Le docteur Leproux (Bernard Blier) est un homme sage et bon. Il habite Courdimanche, une toute petite bourgade dont il est aussi le maire, et il jouit du respect de ses concitoyens, qui savent qu'il fait plutôt bien le boulot de maire à une période difficile: on en au printemps 1944, dans le calvados, et l'heure n'est pas vraiment à la fraternisation entre l'occupant et l'occupé. Pourtant, le Dr Leproux s'est fait un ami de l'autre côté, le dr Frantz, un médecin officier dans l'armée Allemande, qui a par ailleurs réquisitionné pour ses besoins une partie de la maison de la fille du maire. Un soir, le Dr Leproux est le seul parmi les bons patriotes de la ville à accepter de se mouiller pour soigner et recueillir un parachutiste Anglais blessé, et il est arrêté le lendemain une fois l'Anglais évacué. Mais Frantz, qui a confiance en lui, ment à ses supérieurs afin de protéger le docteur... En même temps, une idylle commence à poindre entre la fille et son locataire forcé.
C'est le troisième film de lautner, après le mystérieux film La môme aux boutons, et le soporifique film noir Marche ou crève. En compagnie du scénariste Pierre Laroche, le metteur en scène a réalisé une oeuvre qu'on qualifierait peut-être dans certains milieux d'ambiguë mais il me semble qu'elle est au contraire très claire: dans ce film, il n'y pas parmi les "bons Français" du village un seul collaborateur, pas une personne qui ne souhaite voir disparaître les Allemands. Il y a pourtant bien peu de résistants, si ce n'est un petit groupe, organisé autour d'un leader charismatique inteprété par Daniel Sorano, et une prostituée au grand coeur (Anne Doat), qui a un faible pour le Docteur Leproux, l'un de ses plus fidèles clients. Mais les braves gens n'aiment pas que l'on suive une autre route qu'eux, pour citer le poête, et l'amitié naissante entre les deux docteurs gène tout le monde; de plus, l'histoire d'amour entre la fille Leproux et le docteur Frantz met assez vite le feu aux poudres... Les index accusateurs se lèvent assez vite, et pour ne rien arranger, les alliés arrivent. Lautner signe un film qui, en réalité, ne parle absolument pas de la guerre, ni de la querelle souvent signalée de façon ironique par Pierre Desproges ("Résistance ou collaboration, il faut choisir"): non, ce film parle d'humanité, justement, du droit de ne pas choisir entre un humain et un autre. Le Docteur Frantz, qui se réfugie derrière le patriotisme et l'honneur militaire, n'est en rien un nazi, par contre pour lui, les résistants sont des terroristes. A dessein, le scénario brouille les pistes du spectateur en nous montrant les résistants se trompant, et détruisant un train de la Croix Rouge, ou encore en montrant les effets des bombardements Alliés sur les villages Normands. On est donc bien loin du Jour le plus long et de son cortège lénifiant et sans équivoque de Français tous résistants...
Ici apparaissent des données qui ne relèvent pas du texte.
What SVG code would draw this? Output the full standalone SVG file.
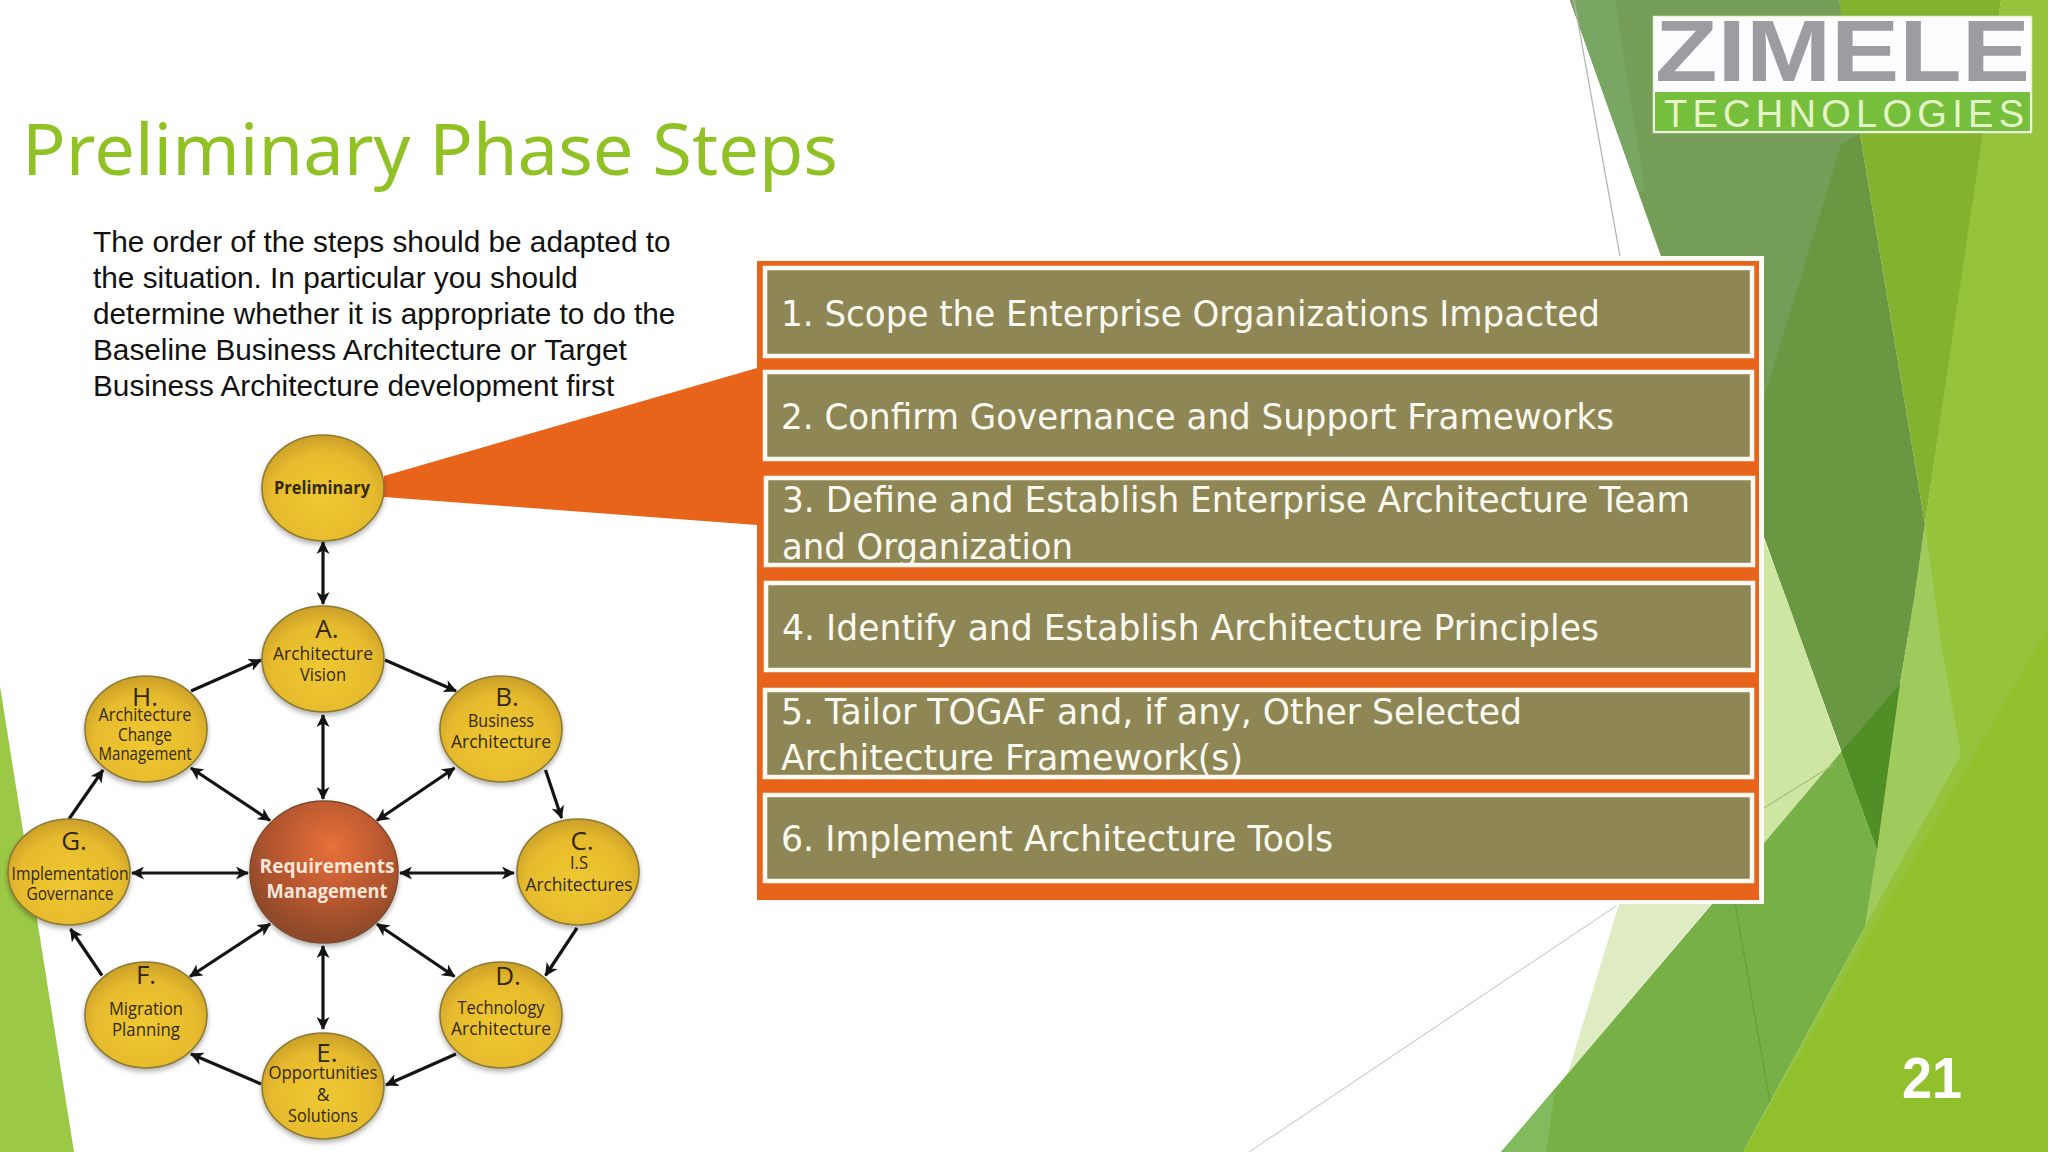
<svg xmlns="http://www.w3.org/2000/svg" width="2048" height="1152" viewBox="0 0 2048 1152">
<style>
.t{font-family:"DejaVu Sans","Noto Sans",sans-serif;font-size:36px;fill:#fbfaf0}
.p{font-family:"Liberation Sans",Arial,sans-serif;font-size:29.77px;fill:#111}
.n{font-family:"Open Sans","Noto Sans",sans-serif;font-size:17.5px;fill:#33290a;text-anchor:middle;font-weight:500}
.l{font-family:"Open Sans","Noto Sans",sans-serif;font-size:26px;fill:#33290a;text-anchor:middle;font-weight:500}
.e{fill:url(#y);stroke:#8c7a34;stroke-width:1.6;filter:url(#s)}
.box{fill:#8f8655}
.bs{fill:none;stroke:#fbfaf2;stroke-width:4.5}
.c{fill:none;stroke:#141414;stroke-width:3.2;marker-end:url(#a)}
.b{marker-start:url(#a)}
</style>
<defs>
<radialGradient id="y" cx="50%" cy="60%" r="60%"><stop offset="0" stop-color="#efc831"/><stop offset="0.7" stop-color="#e6bb2d"/><stop offset="1" stop-color="#cb9f2b"/></radialGradient>
<radialGradient id="r" cx="55%" cy="32%" r="65%"><stop offset="0" stop-color="#e8703a"/><stop offset="0.6" stop-color="#b5562f"/><stop offset="1" stop-color="#8e4a2a"/></radialGradient>
<filter id="s" x="-15%" y="-15%" width="130%" height="135%"><feDropShadow dx="0" dy="3" stdDeviation="2.5" flood-color="#000" flood-opacity="0.3"/></filter>
<marker id="a" viewBox="0 0 13 13" refX="12" refY="6.5" markerWidth="13" markerHeight="13" markerUnits="userSpaceOnUse" orient="auto-start-reverse"><path d="M0 0L13 6.5L0 13L3.5 6.5Z" fill="#141414"/></marker>
<clipPath id="c3"><rect x="765" y="477" width="990" height="86"/></clipPath>
<clipPath id="c5"><rect x="765" y="688" width="990" height="88"/></clipPath>
</defs>

<rect width="2048" height="1152" fill="#fff"/>
<g id="background">
<polygon points="0,686 74,1152 0,1152" fill="#9bc945"/>
<polygon points="2001,0 2048,0 2048,1152 1743,1152 1865,927 1925,524" fill="#95c33c"/>
<polygon points="2048,628 2048,1152 1743,1152" fill="#90c02c"/>
<polygon points="1839,0 2001,0 1982,138 1925,524 1860,134" fill="#82b22e"/>
<polygon points="1570,0 1839,0 1860,134 1925,524 1914,600 1900,684 1877,850" fill="#6a9842"/>
<polygon points="1570,0 1839,0 1860,134 1841,145 1764,398 1712,400" fill="#749e57"/>
<polygon points="1570,0 1615,0 1645,191 1638,191" fill="#7aa664"/>
<polygon points="1925,524 1941,642 1961,755 1888,885 1865,927 1877,850 1900,684 1914,600" fill="#9ecb5c"/>
<polygon points="1841,752 1900,684 1877,850" fill="#4f8f26"/>
<polygon points="1700,500 1764,540 1787,600 1841,752 1764,843 1700,843" fill="#cfe5a2"/>
<polygon points="1619,904 1711,904 1568,1073" fill="#dfebc3"/>
<polygon points="1841,752 1877,850 1865,927 1743,1152 1501,1152 1764,843" fill="#78b048"/>
<polygon points="1555,1090 1546,1152 1501,1152" fill="#82bb5e"/>
<g fill="none" stroke-width="1.3">
<line x1="1574" y1="0" x2="1620" y2="256" stroke="#b4b4b4"/>
<line x1="1249" y1="1152" x2="1616" y2="906" stroke="#d2d2d2"/>
<line x1="1764" y1="808" x2="1833" y2="765" stroke="#a8c080"/>
<line x1="1735" y1="903" x2="1770" y2="1102" stroke="#66a038"/>
</g>
</g>

<text x="22" y="175" font-family="Noto Sans, DejaVu Sans, sans-serif" font-size="72" fill="#90c226" textLength="816" lengthAdjust="spacingAndGlyphs">Preliminary Phase Steps</text>

<g id="intro">
<text class="p" x="93" y="252">The order of the steps should be adapted to</text>
<text class="p" x="93" y="288">the situation. In particular you should</text>
<text class="p" x="93" y="324">determine whether it is appropriate to do the</text>
<text class="p" x="93" y="360">Baseline Business Architecture or Target</text>
<text class="p" x="93" y="396">Business Architecture development first</text>
</g>

<g id="logo">
<rect x="1653.5" y="16.5" width="378" height="116" fill="#fdfcfe" stroke="#e8f2d8" stroke-width="1.5"/>
<text x="1655" y="81" font-family="Liberation Sans, sans-serif" font-weight="700" font-size="88" fill="#9d9ca1" textLength="375" lengthAdjust="spacingAndGlyphs">ZIMELE</text>
<rect x="1655" y="92" width="375" height="39" fill="#76bf3c"/>
<text x="1664" y="127" font-family="Liberation Sans, sans-serif" font-size="38" fill="#e6f5c8" textLength="360" lengthAdjust="spacing">TECHNOLOGIES</text>
</g>

<g id="callout">
<rect x="757" y="256" width="1007" height="648" fill="#fbfaf4"/>
<polygon points="384,476 757,368 757,525 384,497" fill="#e8641b"/>
<rect x="757" y="261" width="1002" height="639" fill="#e8641b"/>
</g>

<g id="step1"><rect class="box" x="765" y="268" width="987" height="88"/><text class="t" x="781" y="326" textLength="819" lengthAdjust="spacingAndGlyphs">1. Scope the Enterprise Organizations Impacted</text><rect class="bs" x="765" y="268" width="987" height="88"/></g>
<g id="step2"><rect class="box" x="765" y="372" width="987" height="87"/><text class="t" x="781" y="429" textLength="833" lengthAdjust="spacingAndGlyphs">2. Confirm Governance and Support Frameworks</text><rect class="bs" x="765" y="372" width="987" height="87"/></g>
<g id="step3"><rect class="box" x="766" y="478" width="987" height="87"/><g clip-path="url(#c3)"><text class="t" x="782" y="512" textLength="908" lengthAdjust="spacingAndGlyphs">3. Define and Establish Enterprise Architecture Team</text><text class="t" x="782" y="559" textLength="291" lengthAdjust="spacingAndGlyphs">and Organization</text></g><rect class="bs" x="766" y="478" width="987" height="87"/></g>
<g id="step4"><rect class="box" x="766" y="583" width="987" height="87"/><text class="t" x="782" y="640" textLength="817" lengthAdjust="spacingAndGlyphs">4. Identify and Establish Architecture Principles</text><rect class="bs" x="766" y="583" width="987" height="87"/></g>
<g id="step5"><rect class="box" x="765" y="690" width="987" height="87"/><g clip-path="url(#c5)"><text class="t" x="781" y="724" textLength="741" lengthAdjust="spacingAndGlyphs">5. Tailor TOGAF and, if any, Other Selected</text><text class="t" x="781" y="770" textLength="462" lengthAdjust="spacingAndGlyphs">Architecture Framework(s)</text></g><rect class="bs" x="765" y="690" width="987" height="87"/></g>
<g id="step6"><rect class="box" x="765" y="795" width="987" height="86"/><text class="t" x="781" y="851" textLength="552" lengthAdjust="spacingAndGlyphs">6. Implement Architecture Tools</text><rect class="bs" x="765" y="795" width="987" height="86"/></g>

<g id="connectors">
<line class="c b" x1="323" y1="542" x2="323" y2="604"/>
<line class="c" x1="385" y1="660" x2="456" y2="691"/>
<line class="c" x1="545.5" y1="770" x2="561.6" y2="818"/>
<line class="c" x1="577" y1="928" x2="545.5" y2="975.5"/>
<line class="c" x1="456" y1="1054" x2="386" y2="1085"/>
<line class="c" x1="261" y1="1084" x2="191" y2="1054"/>
<line class="c" x1="102" y1="975.5" x2="70.5" y2="929"/>
<line class="c" x1="69" y1="819" x2="103" y2="770"/>
<line class="c" x1="191" y1="691" x2="261" y2="660"/>
<line class="c b" x1="323" y1="715" x2="323" y2="799"/>
<line class="c b" x1="191" y1="768" x2="270" y2="820.5"/>
<line class="c b" x1="454.5" y1="768" x2="377" y2="820.5"/>
<line class="c b" x1="132" y1="873" x2="248" y2="873"/>
<line class="c b" x1="400" y1="873" x2="514" y2="873"/>
<line class="c b" x1="190" y1="976.5" x2="270" y2="924"/>
<line class="c b" x1="454.5" y1="976.5" x2="377" y2="924"/>
<line class="c b" x1="323" y1="946" x2="323" y2="1029"/>
</g>

<g id="preliminary"><ellipse class="e" cx="323" cy="488" rx="61" ry="53"/><text class="n" x="322" y="494" font-weight="700" style="font-weight:700" textLength="96" lengthAdjust="spacingAndGlyphs">Preliminary</text></g>
<g id="a"><ellipse class="e" cx="323" cy="659" rx="61" ry="53"/><text class="l" x="327" y="638">A.</text><text class="n" x="323" y="660" textLength="100" lengthAdjust="spacingAndGlyphs">Architecture</text><text class="n" x="323" y="681" textLength="46" lengthAdjust="spacingAndGlyphs">Vision</text></g>
<g id="b"><ellipse class="e" cx="501" cy="729" rx="61" ry="53"/><text class="l" x="507" y="706">B.</text><text class="n" x="501" y="727" textLength="66" lengthAdjust="spacingAndGlyphs">Business</text><text class="n" x="501" y="748" textLength="100" lengthAdjust="spacingAndGlyphs">Architecture</text></g>
<g id="c"><ellipse class="e" cx="578" cy="872" rx="61" ry="53"/><text class="l" x="582" y="850">C.</text><text class="n" x="579" y="869" textLength="18" lengthAdjust="spacingAndGlyphs">I.S</text><text class="n" x="579" y="891" textLength="107" lengthAdjust="spacingAndGlyphs">Architectures</text></g>
<g id="d"><ellipse class="e" cx="501" cy="1015" rx="61" ry="53"/><text class="l" x="508" y="985">D.</text><text class="n" x="501" y="1014" textLength="87" lengthAdjust="spacingAndGlyphs">Technology</text><text class="n" x="501" y="1035" textLength="100" lengthAdjust="spacingAndGlyphs">Architecture</text></g>
<g id="e"><ellipse class="e" cx="323" cy="1086" rx="61" ry="53"/><text class="l" x="327" y="1062">E.</text><text class="n" x="323" y="1079" textLength="109" lengthAdjust="spacingAndGlyphs">Opportunities</text><text class="n" x="323" y="1101">&amp;</text><text class="n" x="323" y="1122" textLength="70" lengthAdjust="spacingAndGlyphs">Solutions</text></g>
<g id="f"><ellipse class="e" cx="146" cy="1015" rx="61" ry="53"/><text class="l" x="146" y="984">F.</text><text class="n" x="146" y="1015" textLength="74" lengthAdjust="spacingAndGlyphs">Migration</text><text class="n" x="146" y="1036" textLength="68" lengthAdjust="spacingAndGlyphs">Planning</text></g>
<g id="g"><ellipse class="e" cx="69" cy="872" rx="61" ry="53"/><text class="l" x="74" y="850">G.</text><text class="n" x="70" y="880" textLength="117" lengthAdjust="spacingAndGlyphs">Implementation</text><text class="n" x="70" y="900" textLength="87" lengthAdjust="spacingAndGlyphs">Governance</text></g>
<g id="h"><ellipse class="e" cx="146" cy="729" rx="61" ry="53"/><text class="l" x="145" y="706">H.</text><text class="n" x="145" y="721" textLength="93" lengthAdjust="spacingAndGlyphs">Architecture</text><text class="n" x="145" y="741" textLength="54" lengthAdjust="spacingAndGlyphs">Change</text><text class="n" x="145" y="760" textLength="93" lengthAdjust="spacingAndGlyphs">Management</text></g>
<g id="requirements"><ellipse cx="324" cy="872" rx="74" ry="71" fill="url(#r)" stroke="#7c4a2c" stroke-width="1.5" filter="url(#s)"/><text x="327" y="873" font-family="Open Sans, sans-serif" font-weight="700" font-size="19.5" fill="#fbe6da" text-anchor="middle" textLength="135" lengthAdjust="spacingAndGlyphs">Requirements</text><text x="327" y="898" font-family="Open Sans, sans-serif" font-weight="700" font-size="19.5" fill="#fbe6da" text-anchor="middle" textLength="121" lengthAdjust="spacingAndGlyphs">Management</text></g>

<text id="page" x="1902" y="1098" font-family="Liberation Sans, sans-serif" font-weight="700" font-size="58" fill="#fff" textLength="60" lengthAdjust="spacingAndGlyphs">21</text>
</svg>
Au milieu de ce film parfois maladroit (Les dialogues qui véhiculent la comédie font mouche, mais ceux qui se chargent du drame sont d'une lourdeur embarrassante, sauf quand c'est Blier qui parle, bien sur), c'est le Docteur Leproux qui fait office de fil rouge. Ce film est entièrement dédié à la figure d'un homme qui pourrait bien avoir été fusillé à la libération, dont la fille aurait pu être tondue, et qui aurait tout aussi bien pu être qualifié de juste, tant il est au service des autres; à l'officier Allemand qui l'informe que des otages Français pourraient bien être exécutés si quiconque vient au secours de parachutistes Anglais, il annonce être volontaire pour être dans lapremière charette. A aucun moment il ne se compromet, ni ne juge; et lors de son arrestation par des troupes Allemandes composées essentiellement de très jeunes recrues, l'un de ceux qui le mènent à la place du village trébuche, il lui vient aussitôt en aide. Blier, tout en retenue, trouve dans cet étrange apôtre d'un genre bien rare dans le cinéma Français un rôle en or, l'un de ses plus beaux pour autant que je puisse en juger, et Lautner, quelques années avant de franchir le pas en se lançant dans le polar parodique pour le reste de sa carrière, signe un film généreux, profond, et rudement beau.